[Figure scripts]
◆ ◆ ◆ ◆ ◆ ◆ ◆
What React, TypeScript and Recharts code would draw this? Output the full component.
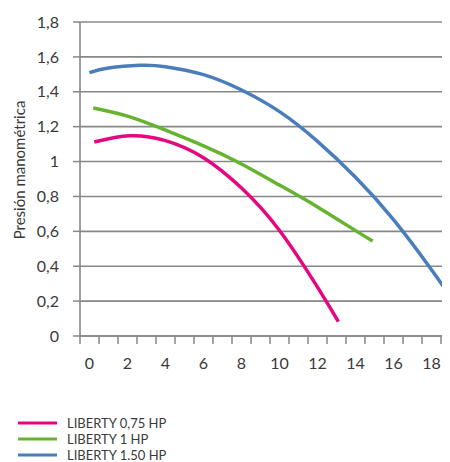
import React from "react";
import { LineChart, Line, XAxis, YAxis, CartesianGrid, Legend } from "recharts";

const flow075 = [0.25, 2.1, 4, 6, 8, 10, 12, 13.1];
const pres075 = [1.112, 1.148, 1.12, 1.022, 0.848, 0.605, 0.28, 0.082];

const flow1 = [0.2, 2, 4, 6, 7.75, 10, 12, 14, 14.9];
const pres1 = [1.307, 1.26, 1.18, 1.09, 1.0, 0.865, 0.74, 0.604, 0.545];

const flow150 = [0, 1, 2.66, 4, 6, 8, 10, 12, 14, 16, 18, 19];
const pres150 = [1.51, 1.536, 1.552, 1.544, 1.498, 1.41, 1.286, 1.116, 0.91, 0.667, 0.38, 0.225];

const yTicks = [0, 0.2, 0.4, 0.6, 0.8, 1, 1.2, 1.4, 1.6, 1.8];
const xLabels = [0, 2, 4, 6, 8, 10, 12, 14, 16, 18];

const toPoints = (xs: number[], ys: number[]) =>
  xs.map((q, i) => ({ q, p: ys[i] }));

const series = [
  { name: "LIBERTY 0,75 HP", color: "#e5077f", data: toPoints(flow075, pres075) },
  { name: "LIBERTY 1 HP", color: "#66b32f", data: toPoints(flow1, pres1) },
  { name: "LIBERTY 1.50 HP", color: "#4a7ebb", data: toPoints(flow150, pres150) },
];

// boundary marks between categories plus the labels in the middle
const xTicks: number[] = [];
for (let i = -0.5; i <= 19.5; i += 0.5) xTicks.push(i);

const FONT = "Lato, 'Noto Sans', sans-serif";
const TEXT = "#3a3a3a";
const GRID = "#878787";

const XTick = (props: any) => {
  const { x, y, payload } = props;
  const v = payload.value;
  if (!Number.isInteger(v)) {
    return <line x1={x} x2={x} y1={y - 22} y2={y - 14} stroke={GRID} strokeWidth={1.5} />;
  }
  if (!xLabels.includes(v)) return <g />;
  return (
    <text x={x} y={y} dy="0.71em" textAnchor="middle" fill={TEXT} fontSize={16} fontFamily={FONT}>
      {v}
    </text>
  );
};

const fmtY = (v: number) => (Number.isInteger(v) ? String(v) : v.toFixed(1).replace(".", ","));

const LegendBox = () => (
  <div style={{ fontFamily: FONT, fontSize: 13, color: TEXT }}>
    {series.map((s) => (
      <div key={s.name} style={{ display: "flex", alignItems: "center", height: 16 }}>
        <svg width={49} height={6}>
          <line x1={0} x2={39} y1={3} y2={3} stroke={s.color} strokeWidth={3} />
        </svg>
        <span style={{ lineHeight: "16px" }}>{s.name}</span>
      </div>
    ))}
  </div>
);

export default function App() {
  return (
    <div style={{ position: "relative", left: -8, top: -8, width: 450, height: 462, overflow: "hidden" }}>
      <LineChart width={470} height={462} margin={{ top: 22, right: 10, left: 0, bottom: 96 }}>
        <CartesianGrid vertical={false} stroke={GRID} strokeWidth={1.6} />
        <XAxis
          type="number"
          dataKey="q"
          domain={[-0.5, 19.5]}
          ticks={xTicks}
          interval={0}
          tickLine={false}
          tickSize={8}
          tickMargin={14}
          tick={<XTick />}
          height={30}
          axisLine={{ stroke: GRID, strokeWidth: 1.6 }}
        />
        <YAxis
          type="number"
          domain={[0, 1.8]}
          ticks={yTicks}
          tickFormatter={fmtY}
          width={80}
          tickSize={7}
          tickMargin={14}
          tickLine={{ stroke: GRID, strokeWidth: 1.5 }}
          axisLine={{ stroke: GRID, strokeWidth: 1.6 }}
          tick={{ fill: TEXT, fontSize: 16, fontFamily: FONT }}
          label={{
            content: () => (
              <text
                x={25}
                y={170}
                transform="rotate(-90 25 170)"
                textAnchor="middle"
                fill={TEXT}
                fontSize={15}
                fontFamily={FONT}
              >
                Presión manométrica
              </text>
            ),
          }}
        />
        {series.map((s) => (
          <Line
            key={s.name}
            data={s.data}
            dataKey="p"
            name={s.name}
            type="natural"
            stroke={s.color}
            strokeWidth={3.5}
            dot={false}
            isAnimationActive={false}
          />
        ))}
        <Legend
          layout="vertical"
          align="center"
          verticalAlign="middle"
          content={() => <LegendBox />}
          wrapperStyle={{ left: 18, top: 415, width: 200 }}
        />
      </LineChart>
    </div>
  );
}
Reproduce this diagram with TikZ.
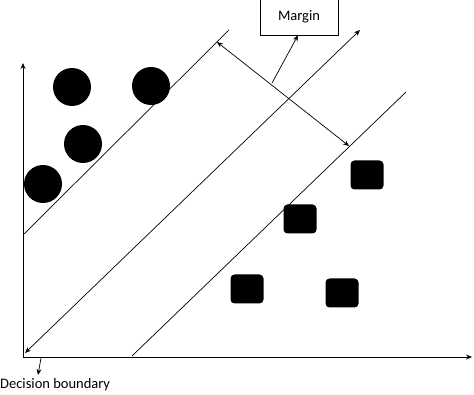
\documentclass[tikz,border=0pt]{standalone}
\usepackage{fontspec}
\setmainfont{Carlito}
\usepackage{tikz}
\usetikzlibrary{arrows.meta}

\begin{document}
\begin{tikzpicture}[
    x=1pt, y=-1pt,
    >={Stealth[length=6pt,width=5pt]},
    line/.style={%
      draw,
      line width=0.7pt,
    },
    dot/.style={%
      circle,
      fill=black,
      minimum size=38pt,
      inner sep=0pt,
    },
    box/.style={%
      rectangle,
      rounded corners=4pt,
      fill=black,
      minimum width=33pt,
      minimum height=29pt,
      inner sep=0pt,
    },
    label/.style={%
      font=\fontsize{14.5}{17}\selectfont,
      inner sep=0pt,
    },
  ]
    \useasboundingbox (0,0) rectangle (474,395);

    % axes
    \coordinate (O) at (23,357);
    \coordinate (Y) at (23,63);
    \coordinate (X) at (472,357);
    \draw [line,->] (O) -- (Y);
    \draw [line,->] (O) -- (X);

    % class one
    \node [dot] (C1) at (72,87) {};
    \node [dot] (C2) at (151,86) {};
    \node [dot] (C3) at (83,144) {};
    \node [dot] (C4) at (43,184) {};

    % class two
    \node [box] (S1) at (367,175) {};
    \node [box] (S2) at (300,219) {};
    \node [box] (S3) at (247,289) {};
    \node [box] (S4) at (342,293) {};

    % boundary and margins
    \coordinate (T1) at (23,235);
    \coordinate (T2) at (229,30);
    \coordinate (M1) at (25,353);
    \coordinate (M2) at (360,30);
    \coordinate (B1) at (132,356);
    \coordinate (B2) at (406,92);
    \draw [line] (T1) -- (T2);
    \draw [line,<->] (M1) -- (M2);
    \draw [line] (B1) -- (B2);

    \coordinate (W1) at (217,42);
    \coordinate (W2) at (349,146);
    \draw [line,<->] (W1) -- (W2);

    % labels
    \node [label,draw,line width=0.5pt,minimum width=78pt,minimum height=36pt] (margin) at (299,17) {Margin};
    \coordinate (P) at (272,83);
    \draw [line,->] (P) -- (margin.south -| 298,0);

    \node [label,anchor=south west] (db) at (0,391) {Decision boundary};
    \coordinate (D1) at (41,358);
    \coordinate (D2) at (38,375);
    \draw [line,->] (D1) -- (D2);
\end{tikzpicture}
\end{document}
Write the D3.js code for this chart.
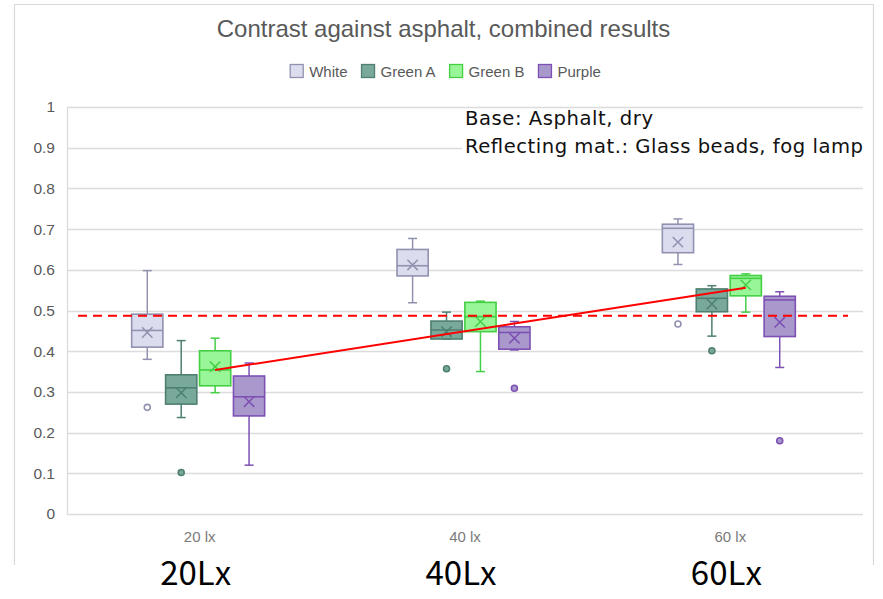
◆ ◆ ◆ ◆ ◆ ◆ ◆
■ **THE PROBLEM**: Please give again the entries word for word, starting at the first line and ending with the line that contains "xs.map((q, i) =>"; include both of those lines but none of the pictures.

■ **IN RESPONSE**:
What React, TypeScript and Recharts code would draw this? Output the full component.
import React from "react";
import { LineChart, Line, XAxis, YAxis, CartesianGrid, Legend } from "recharts";

const flow075 = [0.25, 2.1, 4, 6, 8, 10, 12, 13.1];
const pres075 = [1.112, 1.148, 1.12, 1.022, 0.848, 0.605, 0.28, 0.082];

const flow1 = [0.2, 2, 4, 6, 7.75, 10, 12, 14, 14.9];
const pres1 = [1.307, 1.26, 1.18, 1.09, 1.0, 0.865, 0.74, 0.604, 0.545];

const flow150 = [0, 1, 2.66, 4, 6, 8, 10, 12, 14, 16, 18, 19];
const pres150 = [1.51, 1.536, 1.552, 1.544, 1.498, 1.41, 1.286, 1.116, 0.91, 0.667, 0.38, 0.225];

const yTicks = [0, 0.2, 0.4, 0.6, 0.8, 1, 1.2, 1.4, 1.6, 1.8];
const xLabels = [0, 2, 4, 6, 8, 10, 12, 14, 16, 18];

const toPoints = (xs: number[], ys: number[]) =>
  xs.map((q, i) => ({ q, p: ys[i] }));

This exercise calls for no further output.